Include timezone or UTC offset explicitly in all logs. Prefer ISO-8601 formats that embed this information.

This practice prevents misalignment when aggregating logs from multiple regions or services.

Handle Daylight Saving Time as a Display Concern Only

Daylight saving transitions introduce skipped and repeated hours. Performing business logic during these boundaries often leads to double-processing or missed events.

Keep all calculations in UTC. Apply daylight saving rules only when rendering times for users.

This separation eliminates the most common seasonal time bugs.

Audit Timezone Data Regularly

Timezone rules change due to legislation and political decisions. These updates are delivered through the system tzdata package.

Ensure that operating systems and containers receive regular tzdata updates. Rebuild containers periodically to pick up new rules.

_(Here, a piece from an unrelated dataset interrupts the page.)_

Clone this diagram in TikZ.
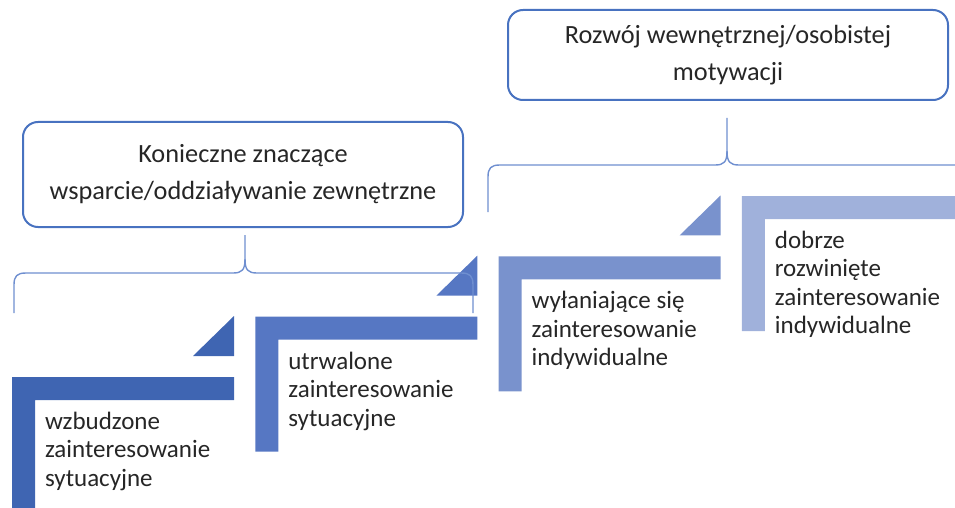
\documentclass[tikz,border=0pt]{standalone}
\usepackage{fontspec}
\setmainfont{Carlito}
\usetikzlibrary{positioning}

\definecolor{stepA}{RGB}{63,101,178}
\definecolor{stepB}{RGB}{86,119,195}
\definecolor{stepC}{RGB}{121,146,205}
\definecolor{stepD}{RGB}{160,177,219}
\definecolor{boxblue}{RGB}{72,114,192}
\definecolor{braceblue}{RGB}{111,143,208}
\definecolor{textgray}{RGB}{38,38,38}

% bracket: left x, middle x, right x, tip y, bar y, end y
\newcommand{\bracepath}[6]{%
  \draw[bracket] (#1,#6) -- (#1,#5+12) .. controls (#1,#5+3) and (#1+3,#5) .. (#1+12,#5)
    -- (#2-12,#5) .. controls (#2-3,#5) and (#2,#5-3) .. (#2,#5-14) -- (#2,#4);
  \draw[bracket] (#2,#5-14) .. controls (#2,#5-3) and (#2+3,#5) .. (#2+12,#5)
    -- (#3-12,#5) .. controls (#3-3,#5) and (#3,#5+3) .. (#3,#5+12) -- (#3,#6);
}

\begin{document}
\begin{tikzpicture}
[   x=1pt, y=-1pt,
    font = \fontsize{25}{28.5}\selectfont,
    inner sep=0pt,
    outer sep=0pt,
    text=textgray,
    steplabel/.style={anchor=north west, align=left},
    goalbox/.style={draw=boxblue, line width=2pt, rounded corners=15pt,
        minimum width=440pt, align=center, font=\fontsize{26.3}{37}\selectfont},
    bracket/.style={draw=braceblue, line width=1.4pt}
]
\useasboundingbox (0,0) rectangle (955,508);
\clip (0,0) rectangle (955,508);

% steps
\foreach \i/\col/\txt in {%
    0/stepA/{wzbudzone\\zainteresowanie\\sytuacyjne},
    1/stepB/{utrwalone\\zainteresowanie\\sytuacyjne},
    2/stepC/{wyłaniające się\\zainteresowanie\\indywidualne},
    3/stepD/{dobrze\\rozwinięte\\zainteresowanie\\indywidualne}}
{
  \pgfmathsetmacro{\sx}{12+243.3*\i}
  \pgfmathsetmacro{\sy}{377-60.3*\i}
  \coordinate (step\i) at (\sx,\sy);
  \fill[\col] (step\i) -- ++(222,0) -- ++(0,23) -- ++(-199,0) -- ++(0,112) -- ++(-23,0) -- cycle;
  \ifnum\i<3
    \fill[\col] (\sx+181,\sy-21) -- (\sx+222,\sy-21) -- (\sx+222,\sy-61) -- cycle;
  \fi
  \node[steplabel] (label\i) at (\sx+33,\sy+35) {\txt};
}

% goals
\node[goalbox, minimum height=105pt] (external) at (243,174.5)
    {Konieczne znaczące\\wsparcie/oddziaływanie zewnętrzne};
\node[goalbox, minimum height=90pt] (internal) at (728,55)
    {Rozwój wewnętrznej/osobistej\\motywacji};

% brackets
\bracepath{14}{245}{473}{235}{273}{313}
\bracepath{488}{727}{990}{118}{165}{212}
\end{tikzpicture}
\end{document}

Stale timezone data can cause future timestamps to be wrong even if current behavior appears correct.

Design APIs With Explicit Time Semantics

APIs that accept or return timestamps must define their expectations clearly. Implicit assumptions lead to incorrect integrations.

Document whether inputs are UTC, local time, or offset-based. Reject ambiguous formats early.

Clear contracts prevent downstream systems from guessing and silently getting it wrong.

Monitor Time-Related Failures Proactively

Time bugs often surface as edge-case production issues rather than immediate crashes. Examples include expired tokens, misfired jobs, or incorrect billing windows.

Add monitoring around time-sensitive logic. Track anomalies such as negative durations or unexpected future timestamps.

Early detection is the difference between a minor fix and a historical data correction.

Plan for Time in Disaster Recovery and Migrations

Restoring backups or migrating systems can reintroduce old timezone assumptions. Time offsets may differ between environments.

Validate time configuration after restores and during cutovers. Compare current timestamps across old and new systems.

Time accuracy should be part of every deployment and recovery checklist.

By treating time as a first-class infrastructure dependency, PHP applications remain correct as they scale and age. Long-term accuracy is achieved through discipline, not clever code.